The 1998 version of the 100-year-old-plus firm consisted of 300 attorneys with offices in Amsterdam, Brussels, Chicago, Geneva, Los Angeles, Minneapolis, New York, Orange County, Paris, St. Paul, Silicon Valley, and Washington, D.C. Strategic alliances were set up in Milan and Rome.

Oppenheimer's expansion of its intellectual law practice garnered the company some of its own legal problems in 1999. Graham & James claimed that Oppenheimer had lured attorneys away from its firm. Oppenheimer closed its two-year-old San Jose office and moved to Palo Alto. Twenty Oppenheimer attorneys were practicing intellectual property law in the Silicon Valley. In 1998, more than one-quarter of the firm's $88 million in revenue had come from intellectual property practice, according to the Star Tribune (Minneapolis).
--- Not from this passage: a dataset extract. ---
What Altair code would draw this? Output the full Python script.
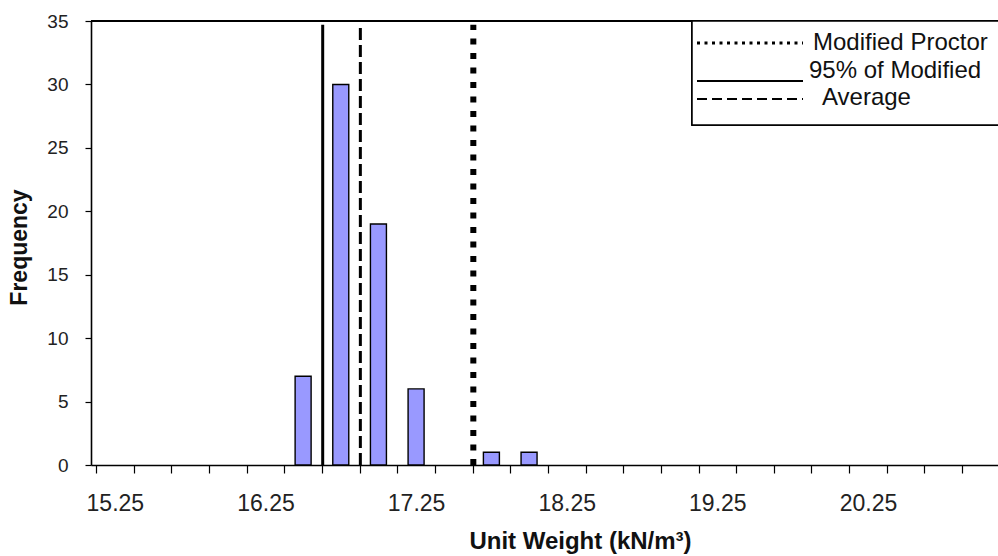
import altair as alt
import pandas as pd

# Histogram of unit weight (bins 0.25 kN/m3 wide, labelled by bin centre)
bin_centers = [16.5, 16.75, 17.0, 17.25, 17.75, 18.0]
frequency = [7, 30, 19, 6, 1, 1]

# Reference lines
ref_names = ["Modified Proctor", "95% of Modified", "Average"]
ref_values = [17.63, 16.63, 16.88]
ref_top = 34.7

# Axis labels (every fourth bin) and bin boundaries for tick marks
tick_labels = [15.25, 16.25, 17.25, 18.25, 19.25, 20.25]
bin_edges = [15.125 + 0.25 * k for k in range(24)]
y_ticks = [0, 5, 10, 15, 20, 25, 30, 35]

FONT = "Liberation Sans"
W, H = 907, 444
X_DOMAIN = [15.125, 21.08]

bars_df = pd.DataFrame({"center": bin_centers, "freq": frequency})
refs_df = pd.DataFrame({"name": ref_names, "value": ref_values,
                        "bottom": [0] * 3, "top": [ref_top] * 3})

x_scale = alt.Scale(domain=X_DOMAIN, nice=False, zero=False)
y_scale = alt.Scale(domain=[0, 35], nice=False)

x_axis = alt.Axis(
    values=sorted(bin_edges + tick_labels),
    labelExpr="(datum.value - 15.25) % 1 == 0 ? format(datum.value, '.2f') : ''",
    tickOpacity={"condition": {"test": "(datum.value * 8) % 2 == 1", "value": 1}, "value": 0},
    tickSize=8, tickColor="black", tickWidth=1.2,
    labelFont=FONT, labelFontSize=23, labelColor="#222",
    labelBaseline="alphabetic", labelPadding=37,
    labelOverlap=False, labelFlush=False, labelBound=False,
    domainColor="black", domainWidth=1.6, grid=False,
    title="Unit Weight (kN/m³)", titleFont=FONT, titleFontSize=24,
    titleFontWeight="bold", titleColor="#111",
    titleX=489, titleY=83, titleBaseline="alphabetic", titleAlign="center",
)
y_axis = alt.Axis(
    values=y_ticks, tickSize=6, tickColor="black", tickWidth=1.2,
    labelFont=FONT, labelFontSize=19, labelColor="#222", labelPadding=17,
    labelOverlap=False,
    domainColor="black", domainWidth=1.6, grid=False,
    title="Frequency", titleFont=FONT, titleFontSize=23,
    titleFontWeight="bold", titleColor="#111",
    titleX=-72, titleY=226, titleAngle=-90, titleAlign="center",
    titleBaseline="middle",
)

bars = alt.Chart(bars_df).mark_bar(
    size=16, fill="#9999ff", stroke="black", strokeWidth=1.4
).encode(
    x=alt.X("center:Q", scale=x_scale, axis=x_axis),
    y=alt.Y("freq:Q", scale=y_scale, axis=y_axis),
)

line_styles = {
    "Modified Proctor": dict(strokeWidth=6, strokeDash=[6, 8.5]),
    "95% of Modified": dict(strokeWidth=3),
    "Average": dict(strokeWidth=3, strokeDash=[12, 5]),
}
ref_layers = []
for name, style in line_styles.items():
    ref_layers.append(
        alt.Chart(refs_df).transform_filter(alt.datum.name == name)
        .mark_rule(color="black", strokeCap="butt", **style)
        .encode(x=alt.X("value:Q", scale=x_scale, axis=x_axis),
                y=alt.Y("bottom:Q", scale=y_scale, axis=y_axis), y2="top:Q")
    )

# Plot frame top edge
frame_top = alt.Chart(bars_df).mark_rule(color="black", strokeWidth=1.6).encode(
    x=alt.value(0), x2=alt.value(W), y=alt.value(0)
)

# Legend box in the upper right
LX, LY = 601, 0
legend_df = pd.DataFrame({"name": ref_names})
legend_box = alt.Chart(legend_df).mark_rect(
    fill="white", stroke="black", strokeWidth=1.5
).encode(x=alt.value(LX), x2=alt.value(W + 20), y=alt.value(LY), y2=alt.value(104))

legend_line_styles = [
    ("Modified Proctor", 22, dict(strokeWidth=3, strokeDash=[3, 4.5])),
    ("95% of Modified", 60, dict(strokeWidth=2)),
    ("Average", 78, dict(strokeWidth=2, strokeDash=[10, 5])),
]
legend_lines = []
for name, ly, style in legend_line_styles:
    legend_lines.append(
        alt.Chart(legend_df).transform_filter(alt.datum.name == name)
        .mark_rule(color="black", strokeCap="butt", **style)
        .encode(x=alt.value(LX + 5), x2=alt.value(LX + 111), y=alt.value(ly))
    )

legend_text_pos = {"Modified Proctor": (722, 22), "95% of Modified": (718, 50),
                   "Average": (731, 77)}
legend_texts = []
for name, (tx, ty) in legend_text_pos.items():
    legend_texts.append(
        alt.Chart(legend_df).transform_filter(alt.datum.name == name)
        .mark_text(font=FONT, fontSize=24, align="left", baseline="middle", color="#111")
        .encode(x=alt.value(tx), y=alt.value(ty), text="name:N")
    )

chart = alt.layer(
    bars, *ref_layers, frame_top, legend_box, *legend_lines, *legend_texts
).properties(
    width=W, height=H,
    autosize=alt.AutoSizeParams(type="none"),
    padding={"left": 91, "top": 21, "right": 0, "bottom": 91},
    background="white",
).configure_view(stroke=None)

chart.save("out.html", embed_options={"renderer": "svg", "actions": False})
Technology Making a U-Turn: 2000s

During 2000, Oppenheimer earned the distinction as the first Minnesota firm to enter the realm of fee-based online services. Targeting the Internet industry--those clients who were already at home on the Web--the firm offered an "opinion of patentability" for a flat fee of $500. An Internet patent infringement assessment for $1,000 was also ready to fly. Oppenheimer employed more than 35 intellectual property attorneys nationally. Requests for computer-related patents had climbed in the United States, rising from 1,300 to 2,600 from 1998 to 1999, according to the Star Tribune.

Concurrently, tech-related business failures were on the upswing. On the one hand, the situation increased business opportunities for Oppenheimer Wolff & Donnelly. During the 1990s the firm had developed business in the area of restructuring public companies, preparing them for the escalation of bankruptcies on both coasts. But dot-com failures had a withering effect on NASDAQ and the flow of private capital into the high-tech industry.
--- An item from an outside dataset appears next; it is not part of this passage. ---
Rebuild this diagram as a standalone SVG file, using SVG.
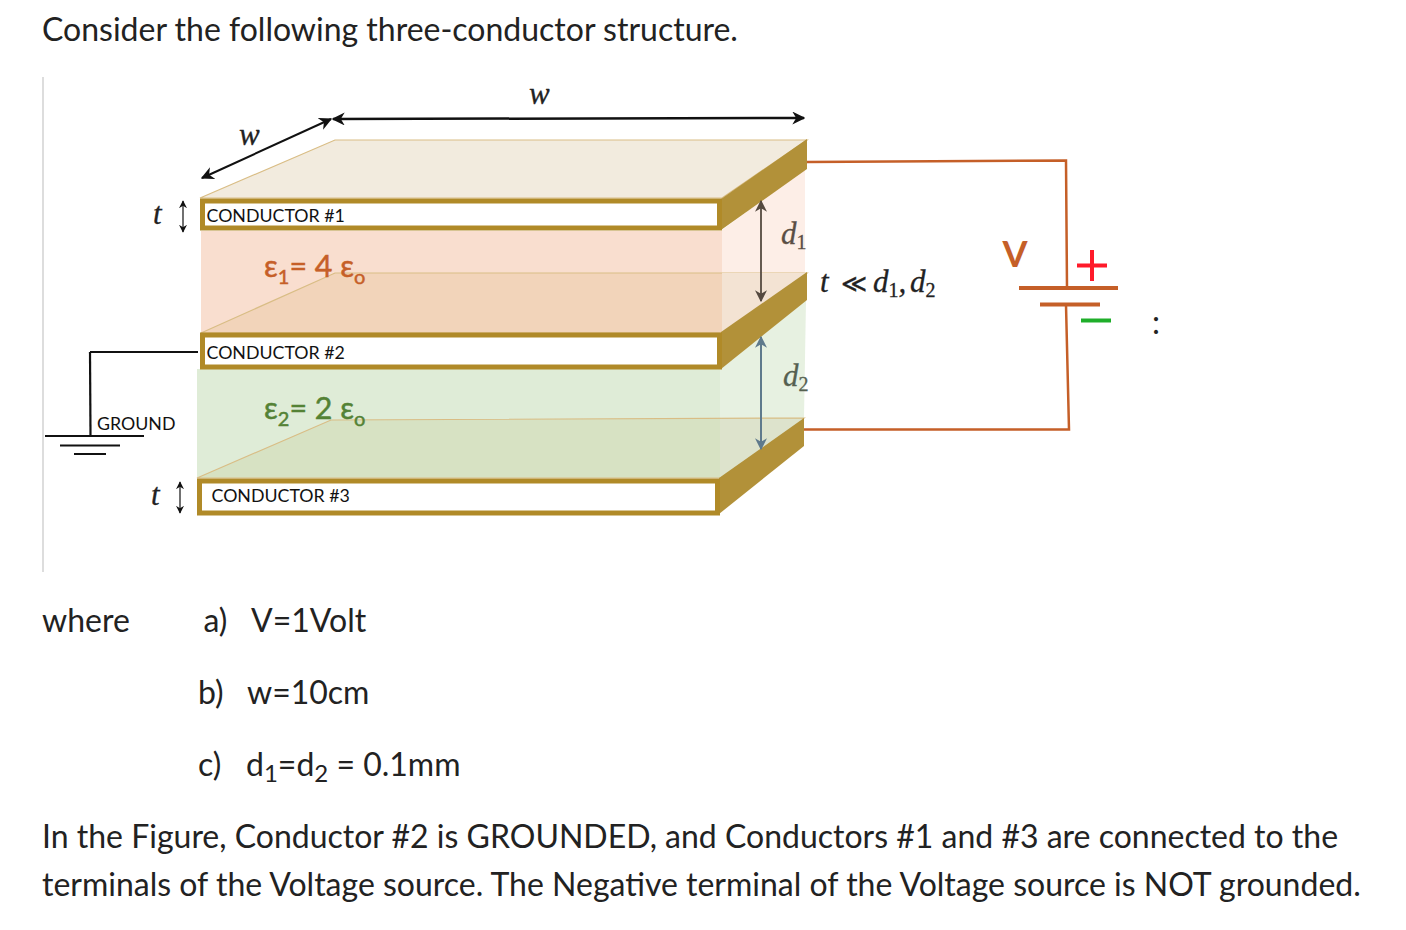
<svg xmlns="http://www.w3.org/2000/svg" width="1406" height="930" viewBox="0 0 1406 930">
<style>
.b{font-family:Lato,"Liberation Sans",sans-serif;font-size:32px;fill:#222}
.c{font-family:Lato,"Liberation Sans",sans-serif;font-size:17.800px;fill:#111}
.m{font-family:"Liberation Serif",serif;font-style:italic;font-size:31px;fill:#222;stroke:#222;stroke-width:.3}
.s{font-family:"Liberation Serif",serif;font-size:20px;font-style:normal}
.e{font-family:Lato,"Liberation Sans",sans-serif;font-size:30.400px;stroke-width:.5}
.g{fill:#b29139}
.f{fill:#fff;stroke:#b08a28;stroke-width:5}
.t{stroke:#d9bd85;stroke-width:1.2}
.w{stroke:#c55f28;stroke-width:2.5;fill:none}
.k{stroke:#111;fill:none}
.a1{stroke:#111;stroke-width:1.8;fill:none;marker-start:url(#ak);marker-end:url(#ak)}
.a2{stroke:#111;stroke-width:2;fill:none;marker-start:url(#al);marker-end:url(#al)}
</style>
<defs>
<marker id="ak" viewBox="0 0 10 10" refX="9" refY="5" markerWidth="8" markerHeight="8" markerUnits="userSpaceOnUse" orient="auto-start-reverse"><path d="M0 0L10 5L0 10L3 5Z" fill="#111"/></marker>
<marker id="al" viewBox="0 0 10 10" refX="9" refY="5" markerWidth="13" markerHeight="13" markerUnits="userSpaceOnUse" orient="auto-start-reverse"><path d="M0 0L10 5L0 10L3 5Z" fill="#111"/></marker>
<marker id="ab" viewBox="0 0 10 10" refX="9" refY="5" markerWidth="12" markerHeight="12" markerUnits="userSpaceOnUse" orient="auto-start-reverse"><path d="M0 0L10 5L0 10L3 5Z" fill="#554a40"/></marker>
<marker id="ac" viewBox="0 0 10 10" refX="9" refY="5" markerWidth="12" markerHeight="12" markerUnits="userSpaceOnUse" orient="auto-start-reverse"><path d="M0 0L10 5L0 10L3 5Z" fill="#5f7a8c"/></marker>
</defs>
<text class="b" x="42" y="41">Consider the following three-conductor structure.</text>
<rect x="42" y="77" width="2" height="495" fill="#ddd"/>
<g id="dielectric1">
<rect x="201" y="231" width="521" height="102" fill="#f9decf"/>
<path d="M722 230L805 169V272L722 333Z" fill="#fdeee7"/>
</g>
<g id="dielectric2">
<rect x="197" y="369" width="523" height="109" fill="#dfecd7"/>
<path d="M720 369L806 300L804 418L720 478Z" fill="#e7f1e1"/>
</g>
<g id="conductor1">
<path class="t" d="M200 198L335 140H807L722 198Z" fill="#f2ebde"/>
<path class="g" d="M721 199L807 139V169L721 230Z"/>
<rect class="f" x="202.500" y="201" width="517" height="27"/>
<text class="c" x="206.500" y="222">CONDUCTOR #1</text>
</g>
<g id="conductor2">
<path class="t" d="M201 333L335 273H807L722 333Z" fill="#f2d4ba"/>
<path d="M722 273H807L722 333Z" fill="#f3e3d3"/>
<path class="g" d="M721 332L807 272V300L721 369Z"/>
<rect class="f" x="202.500" y="335" width="517" height="32"/>
<text class="c" x="206.500" y="358.500">CONDUCTOR #2</text>
</g>
<g id="conductor3">
<path class="t" d="M197 478L331 420L804 418L720 478Z" fill="#d7e2c3"/>
<path d="M720 419H804L720 478Z" fill="#dde3cc"/>
<path class="g" d="M719 478L804 418V446L719 514Z"/>
<rect class="f" x="199.500" y="481" width="518" height="32"/>
<text class="c" x="211.500" y="501.500">CONDUCTOR #3</text>
</g>
<g id="connectors">
<path d="M333 119L804 118" stroke="#111" stroke-width="2.500" fill="none" marker-start="url(#al)" marker-end="url(#al)"/>
<path class="a2" d="M202 178L331 119"/>
<path class="a1" d="M183 201V232" style="stroke-width:1.2"/>
<path class="a1" d="M180 482V513" style="stroke-width:1.2"/>
<path d="M761 201V301" stroke="#554a40" stroke-width="1.800" marker-start="url(#ab)" marker-end="url(#ab)"/>
<path d="M761 337V449" stroke="#5f7a8c" stroke-width="2" marker-start="url(#ac)" marker-end="url(#ac)"/>
<path class="w" d="M807 162L1066 160.500L1067 288"/>
<path class="w" d="M1066 305L1069 429.500L804 429.500"/>
<path class="k" stroke-width="1.800" d="M198 352H90"/>
<path class="k" stroke-width="2.200" d="M90 352L90.500 436"/>
</g>
<g id="ground">
<path class="k" stroke-width="2.200" d="M45 436H144M60 445.500H120M74 454H106"/>
<text class="c" x="97" y="430">GROUND</text>
</g>
<g id="battery">
<path d="M1019 288H1118M1040 304.500H1100" stroke="#c55f28" stroke-width="4" fill="none"/>
<path d="M1077 265.500H1107M1092 250V281" stroke="#ff1a2a" stroke-width="4" fill="none"/>
<path d="M1081 320.500H1111" stroke="#1fae2a" stroke-width="4" fill="none"/>
<text x="1015" y="267" text-anchor="middle" font-family="Lato,sans-serif" font-weight="700" font-size="36" fill="#c55f28">V</text>
</g>
<g id="labels">
<text class="m" x="529" y="104">w</text>
<text class="m" x="239" y="145">w</text>
<text class="m" x="153" y="224">t</text>
<text class="m" x="151" y="505">t</text>
<text class="m" x="781" y="244" style="fill:#5a4e45;stroke:#5a4e45">d<tspan class="s" dy="5">1</tspan></text>
<text class="m" x="783" y="386" style="fill:#556050;stroke:#556050">d<tspan class="s" dy="5">2</tspan></text>
<text class="m" x="820" y="292">t<tspan x="841" font-size="25" font-style="normal">≪</tspan><tspan x="873">d</tspan><tspan class="s" dy="5">1</tspan><tspan dy="-5">,</tspan><tspan x="910">d</tspan><tspan class="s" dy="5">2</tspan></text>
<text class="e" x="264" y="277" fill="#c65f28" stroke="#c65f28">ε<tspan font-size="20" dy="7">1</tspan><tspan dy="-7">= 4 ε</tspan><tspan font-size="20" dy="7">o</tspan></text>
<text class="e" x="264" y="419" fill="#548235" stroke="#548235">ε<tspan font-size="20" dy="7">2</tspan><tspan dy="-7">= 2 ε</tspan><tspan font-size="20" dy="7">o</tspan></text>
<text class="b" x="1152" y="334">:</text>
</g>
<text class="b" x="42" y="632">where</text>
<text class="b" x="203.500" y="632">a)</text>
<text class="b" x="251" y="632">V=1Volt</text>
<text class="b" x="198" y="704">b)</text>
<text class="b" x="247" y="704">w=10cm</text>
<text class="b" x="198" y="776">c)</text>
<text class="b" x="246" y="776">d<tspan font-size="24" dy="6">1</tspan><tspan dy="-6">=d</tspan><tspan font-size="24" dy="6">2</tspan><tspan dy="-6"> = 0.1mm</tspan></text>
<text class="b" x="42" y="848">In the Figure, Conductor #2 is GROUNDED, and Conductors #1 and #3 are connected to the</text>
<text class="b" x="42" y="896">terminals of the Voltage source. The Negative terminal of the Voltage source is NOT grounded.</text>
</svg>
Michael Bleck, who had led Oppenheimer's drive to the technology track, retired from his position as CEO in 2001. One hundred attorneys practiced in California. Technology clients were bringing in more than half of the firm's revenue. Under Bleck's six years of leadership, Oppenheimer's revenue had grown from $60 million to $120 million, according to the Star Tribune.

The technology meltdown devastated Oppenheimer's intellectual property practice. The firm closed its Palo Alto office at the end of May 2003 and concurrently shut the doors in New York. Amid rumors about the firm's demise, Oppenheimer determined that it would downsize, leaving only its Minneapolis office open. "Its offices in Paris, Brussels and Geneva are for sale, office furniture included," reported David Phelps for the Star Tribune in June 2003. The Orange County office was scheduled to close in mid-July.
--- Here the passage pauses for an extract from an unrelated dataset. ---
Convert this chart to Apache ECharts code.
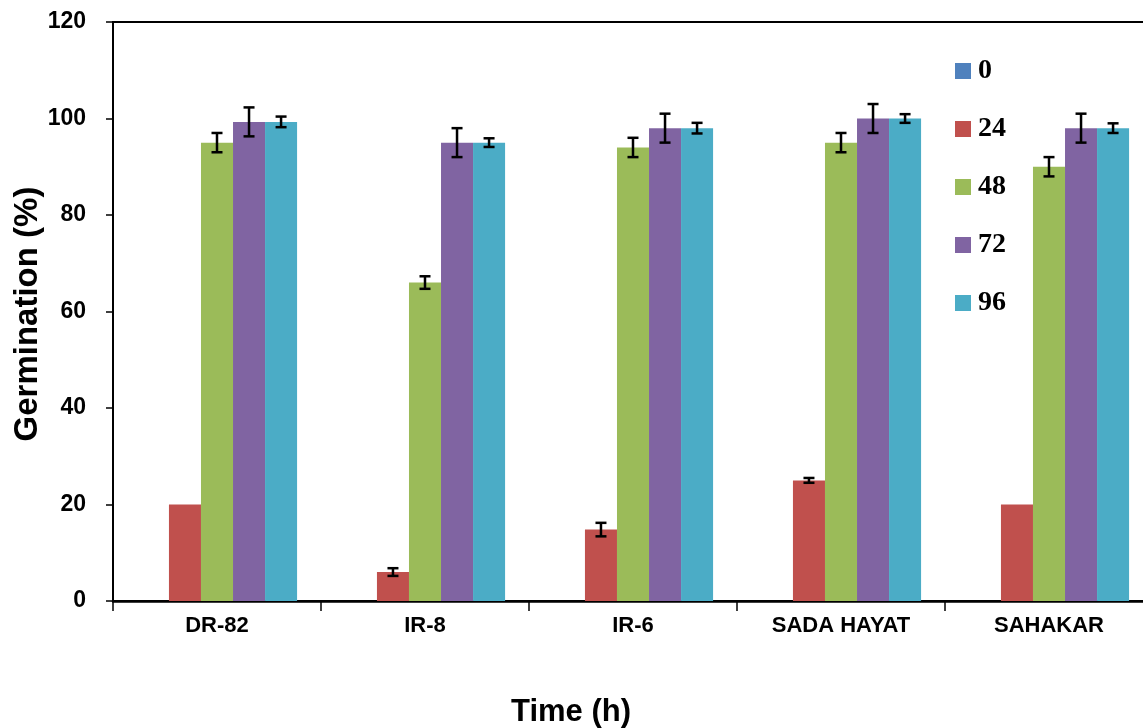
<!DOCTYPE html>
<html>
<head>
<meta charset="utf-8">
<script src="https://cdn.jsdelivr.net/npm/echarts@6/dist/echarts.min.js"></script>
<style>
  html, body { margin: 0; padding: 0; background: #fff; }
  #chart { width: 1143px; height: 728px; }
</style>
</head>
<body>
<div id="chart"></div>
<script>
// Rice cultivars on the category axis
const categories = ['DR-82', 'IR-8', 'IR-6', 'SADA HAYAT', 'SAHAKAR'];
// Germination time points (h), one series each
const seriesNames = ['0', '24', '48', '72', '96'];
// Mean germination (%) per cultivar at each time point
const values0 = [0, 0, 0, 0, 0];
const values24 = [20, 6, 14.8, 25, 20];
const values48 = [95, 66, 94, 95, 90];
const values72 = [99.3, 95, 98, 100, 98];
const values96 = [99.3, 95, 98, 100, 98];
// Standard error per cultivar (null = no error bar drawn)
const err0 = [null, null, null, null, null];
const err24 = [null, 0.8, 1.4, 0.5, null];
const err48 = [2, 1.3, 2, 2, 2];
const err72 = [3, 3, 3, 3, 3];
const err96 = [1.1, 0.9, 1.1, 0.9, 1];
const yTicks = [0, 20, 40, 60, 80, 100, 120];

const colors = ['#4F81BD', '#C0504D', '#9BBB59', '#8064A2', '#4BACC6'];
const allValues = [values0, values24, values48, values72, values96];
const allErrors = [err0, err24, err48, err72, err96];

const BAR_FRAC = 0.154; // bar width as a share of the category band

const chart = echarts.init(document.getElementById('chart'), null, { renderer: 'canvas' });

const series = [];
allValues.forEach((vals, i) => {
  series.push({
    name: seriesNames[i],
    type: 'bar',
    data: vals,
    barWidth: (BAR_FRAC * 100) + '%',
    barGap: '0%',
    itemStyle: { color: colors[i] },
    z: 2
  });
});

allValues.forEach((vals, i) => {
  const errs = allErrors[i];
  const data = [];
  vals.forEach((v, k) => {
    if (errs[k] != null) data.push([k, v, errs[k]]);
  });
  series.push({
    type: 'custom',
    name: 'err' + i,
    data: data,
    z: 5,
    silent: true,
    renderItem: function (params, api) {
      const cat = api.value(0);
      const val = api.value(1);
      const e = api.value(2);
      const band = api.size([1, 0])[0];
      const off = (i - 2) * BAR_FRAC * band;
      const top = api.coord([cat, val + e]);
      const bot = api.coord([cat, val - e]);
      const x = top[0] + off;
      const cap = 5.5;
      const style = { stroke: '#000', lineWidth: 2.5 };
      return {
        type: 'group',
        children: [
          { type: 'line', shape: { x1: x, y1: top[1], x2: x, y2: bot[1] }, style: style },
          { type: 'line', shape: { x1: x - cap, y1: top[1], x2: x + cap, y2: top[1] }, style: style },
          { type: 'line', shape: { x1: x - cap, y1: bot[1], x2: x + cap, y2: bot[1] }, style: style }
        ]
      };
    }
  });
});

const option = {
  animation: false,
  backgroundColor: '#fff',
  grid: {
    left: 113, width: 1040, top: 22, height: 579,
    outerBoundsMode: 'none', containLabel: false,
    show: true, borderColor: '#000', borderWidth: 2, backgroundColor: 'transparent'
  },
  graphic: [
    {
      type: 'text',
      x: 571, y: 712,
      style: {
        text: 'Time (h)',
        fontFamily: 'Liberation Sans', fontWeight: 'bold', fontSize: 31, fill: '#000',
        textAlign: 'center', textVerticalAlign: 'middle'
      }
    },
    {
      type: 'text',
      x: 28, y: 314,
      rotation: Math.PI / 2,
      style: {
        text: 'Germination (%)',
        fontFamily: 'Liberation Sans', fontWeight: 'bold', fontSize: 33, fill: '#000',
        textAlign: 'center', textVerticalAlign: 'middle'
      }
    }
  ],
  legend: {
    data: seriesNames,
    orient: 'vertical',
    left: 950,
    top: 52,
    itemWidth: 16,
    itemHeight: 16,
    itemGap: 30,
    icon: 'rect',
    textStyle: {
      fontFamily: 'Liberation Serif',
      fontWeight: 'bold',
      fontSize: 28,
      color: '#000',
      padding: [0, 0, 0, 2]
    }
  },
  xAxis: {
    type: 'category',
    data: categories,
    axisLine: { lineStyle: { color: '#000', width: 2.5 } },
    axisTick: { show: true, alignWithLabel: false, length: 10, lineStyle: { color: '#000', width: 1.5 } },
    axisLabel: { fontFamily: 'Liberation Sans', fontWeight: 'bold', fontSize: 22, color: '#000', margin: 14 },
    splitLine: { show: false }
  },
  yAxis: {
    type: 'value',
    min: 0,
    max: 120,
    interval: 20,
    axisLine: { show: true, lineStyle: { color: '#000', width: 2 } },
    axisTick: { show: true, length: 7, lineStyle: { color: '#000', width: 1.5 } },
    axisLabel: {
      fontFamily: 'Liberation Sans', fontWeight: 'bold', fontSize: 23, color: '#000', margin: 27,
      formatter: function (v) { return yTicks.indexOf(v) >= 0 ? String(v) : ''; }
    },
    splitLine: { show: false }
  },
  series: series
};

chart.setOption(option);
</script>
</body>
</html>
While Oppenheimer ranked fifth among Twin Cities law firms in 2002, the reorganization dropped the firm to about tenth in size, with about 120 attorneys in Minneapolis. The firm had left the city of its birth, St. Paul, entirely during 2000. Since Oppenheimer's Minneapolis office had continued to pull in profits even as the satellite offices struggled, the partners believed the firm could continue on successfully as a local firm.

The new and much smaller Oppenheimer Wolff & Donnelly achieved its revenue goals during the year following the reorganization, according to a September 2004 ABA article. Continued stability, not a return to growth, was in its immediate future.

Principal Competitors: Cooley Godward; Howrey Simon Arnold & White.

Chronology

  • Key Dates:
  • 1886: Daniel W. Lawler and Edmund S. Durment found a law firm in St. Paul, Minnesota.
  • 1913: William H. Oppenheimer joins the firm.
  • 1925: The firm is renamed Oppenheimer Dickson Hodgson Brown and Donnelly.
  • 1957: The firm takes on start-up company Control Data Corporation (CDC) as a client.
  • 1968: The CDC antitrust lawsuit against IBM is initiated.
  • 1972: Oppenheimer is nationally known for work with technology companies.
  • 1973: The firm relocates to Minneapolis.
  • 1983: Oppenheimer opens a Washington, D.C. office, beginning a geographical expansion drive.
  • 1996: Another expansion drive begins, with growth on both the East and West Coasts.
  • 2001: The technology industry meltdown devastates the firm's intellectual property practice.
  • 2003: The firm's offices outside of Minneapolis are closed.